Exercise objective: Repeat exactly the lines running from the line that contains "Give me the matplotlib source for this chart." to the line that contains "ax.tick_params(axis='x', length=0, pad=13)"; include both ends and add nothing.

┏━━

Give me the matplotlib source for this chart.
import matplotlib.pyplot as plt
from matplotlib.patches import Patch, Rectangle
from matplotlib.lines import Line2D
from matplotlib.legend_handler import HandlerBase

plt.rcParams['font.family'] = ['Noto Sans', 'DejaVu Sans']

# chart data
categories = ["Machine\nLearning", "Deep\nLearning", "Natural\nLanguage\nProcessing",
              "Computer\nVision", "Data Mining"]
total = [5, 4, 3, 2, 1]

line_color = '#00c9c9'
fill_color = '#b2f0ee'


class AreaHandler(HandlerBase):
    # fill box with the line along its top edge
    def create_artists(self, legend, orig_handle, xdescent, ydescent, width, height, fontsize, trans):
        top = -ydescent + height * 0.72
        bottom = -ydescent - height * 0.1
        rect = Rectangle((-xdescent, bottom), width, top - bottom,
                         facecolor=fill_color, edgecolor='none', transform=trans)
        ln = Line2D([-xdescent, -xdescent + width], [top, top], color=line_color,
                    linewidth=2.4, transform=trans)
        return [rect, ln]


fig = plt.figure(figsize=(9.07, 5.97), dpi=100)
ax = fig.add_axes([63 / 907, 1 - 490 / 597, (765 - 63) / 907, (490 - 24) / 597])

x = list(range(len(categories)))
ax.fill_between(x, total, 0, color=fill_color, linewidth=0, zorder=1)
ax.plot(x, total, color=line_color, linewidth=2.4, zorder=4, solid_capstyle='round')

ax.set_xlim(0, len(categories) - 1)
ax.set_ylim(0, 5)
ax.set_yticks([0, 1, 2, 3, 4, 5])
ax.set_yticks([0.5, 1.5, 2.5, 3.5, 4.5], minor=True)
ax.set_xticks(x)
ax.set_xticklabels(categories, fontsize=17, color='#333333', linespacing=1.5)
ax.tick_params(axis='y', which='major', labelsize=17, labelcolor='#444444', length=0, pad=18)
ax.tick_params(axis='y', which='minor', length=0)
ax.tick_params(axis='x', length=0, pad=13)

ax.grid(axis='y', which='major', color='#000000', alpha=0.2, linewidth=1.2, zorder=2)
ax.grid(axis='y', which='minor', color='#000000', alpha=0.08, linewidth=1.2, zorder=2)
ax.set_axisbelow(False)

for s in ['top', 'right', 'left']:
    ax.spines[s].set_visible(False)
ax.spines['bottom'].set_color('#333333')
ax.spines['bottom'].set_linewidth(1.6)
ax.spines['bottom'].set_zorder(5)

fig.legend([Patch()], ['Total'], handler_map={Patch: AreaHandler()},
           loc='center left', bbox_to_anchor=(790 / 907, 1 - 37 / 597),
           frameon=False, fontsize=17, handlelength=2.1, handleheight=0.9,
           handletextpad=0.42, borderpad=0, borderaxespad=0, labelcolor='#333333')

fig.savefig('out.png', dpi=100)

┗━━
┏━━

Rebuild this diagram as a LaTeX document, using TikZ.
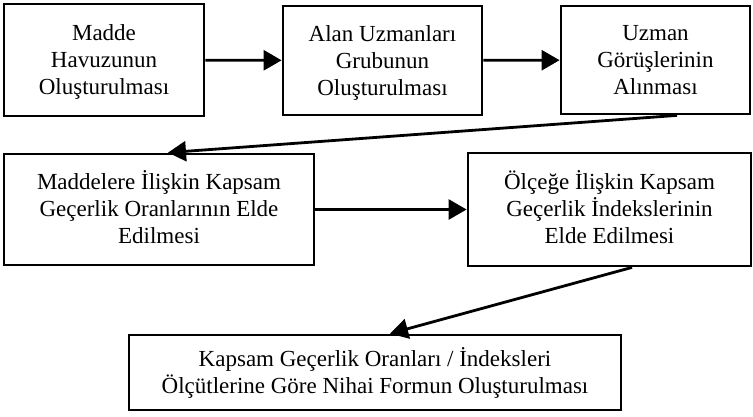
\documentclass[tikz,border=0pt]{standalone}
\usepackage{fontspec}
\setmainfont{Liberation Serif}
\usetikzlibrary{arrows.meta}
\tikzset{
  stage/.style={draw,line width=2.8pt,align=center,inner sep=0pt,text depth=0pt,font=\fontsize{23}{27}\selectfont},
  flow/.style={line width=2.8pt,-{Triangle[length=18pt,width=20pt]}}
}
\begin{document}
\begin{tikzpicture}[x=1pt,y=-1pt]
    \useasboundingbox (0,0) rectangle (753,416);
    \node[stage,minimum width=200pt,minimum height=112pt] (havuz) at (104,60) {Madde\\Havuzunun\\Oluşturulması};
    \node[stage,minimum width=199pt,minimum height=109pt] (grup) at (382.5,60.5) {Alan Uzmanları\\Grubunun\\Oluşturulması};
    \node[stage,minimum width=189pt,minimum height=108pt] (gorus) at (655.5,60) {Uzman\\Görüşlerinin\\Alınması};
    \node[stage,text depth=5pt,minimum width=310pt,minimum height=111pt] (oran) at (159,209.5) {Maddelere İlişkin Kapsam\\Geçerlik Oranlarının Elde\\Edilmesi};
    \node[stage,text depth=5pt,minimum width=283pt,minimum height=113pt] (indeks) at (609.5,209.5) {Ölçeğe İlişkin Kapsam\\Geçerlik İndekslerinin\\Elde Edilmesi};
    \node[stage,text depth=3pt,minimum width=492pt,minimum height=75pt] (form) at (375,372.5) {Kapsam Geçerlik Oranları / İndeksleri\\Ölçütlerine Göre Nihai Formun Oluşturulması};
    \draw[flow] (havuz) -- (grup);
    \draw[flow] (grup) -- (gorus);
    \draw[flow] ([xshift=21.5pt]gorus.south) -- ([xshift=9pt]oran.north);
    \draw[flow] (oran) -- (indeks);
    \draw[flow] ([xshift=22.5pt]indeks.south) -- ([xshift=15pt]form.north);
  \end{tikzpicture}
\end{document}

┗━━

Written solution:
Give me the matplotlib source for this chart.
import matplotlib.pyplot as plt
from matplotlib.patches import Patch, Rectangle
from matplotlib.lines import Line2D
from matplotlib.legend_handler import HandlerBase

plt.rcParams['font.family'] = ['Noto Sans', 'DejaVu Sans']

# chart data
categories = ["Machine\nLearning", "Deep\nLearning", "Natural\nLanguage\nProcessing",
              "Computer\nVision", "Data Mining"]
total = [5, 4, 3, 2, 1]

line_color = '#00c9c9'
fill_color = '#b2f0ee'


class AreaHandler(HandlerBase):
    # fill box with the line along its top edge
    def create_artists(self, legend, orig_handle, xdescent, ydescent, width, height, fontsize, trans):
        top = -ydescent + height * 0.72
        bottom = -ydescent - height * 0.1
        rect = Rectangle((-xdescent, bottom), width, top - bottom,
                         facecolor=fill_color, edgecolor='none', transform=trans)
        ln = Line2D([-xdescent, -xdescent + width], [top, top], color=line_color,
                    linewidth=2.4, transform=trans)
        return [rect, ln]


fig = plt.figure(figsize=(9.07, 5.97), dpi=100)
ax = fig.add_axes([63 / 907, 1 - 490 / 597, (765 - 63) / 907, (490 - 24) / 597])

x = list(range(len(categories)))
ax.fill_between(x, total, 0, color=fill_color, linewidth=0, zorder=1)
ax.plot(x, total, color=line_color, linewidth=2.4, zorder=4, solid_capstyle='round')

ax.set_xlim(0, len(categories) - 1)
ax.set_ylim(0, 5)
ax.set_yticks([0, 1, 2, 3, 4, 5])
ax.set_yticks([0.5, 1.5, 2.5, 3.5, 4.5], minor=True)
ax.set_xticks(x)
ax.set_xticklabels(categories, fontsize=17, color='#333333', linespacing=1.5)
ax.tick_params(axis='y', which='major', labelsize=17, labelcolor='#444444', length=0, pad=18)
ax.tick_params(axis='y', which='minor', length=0)
ax.tick_params(axis='x', length=0, pad=13)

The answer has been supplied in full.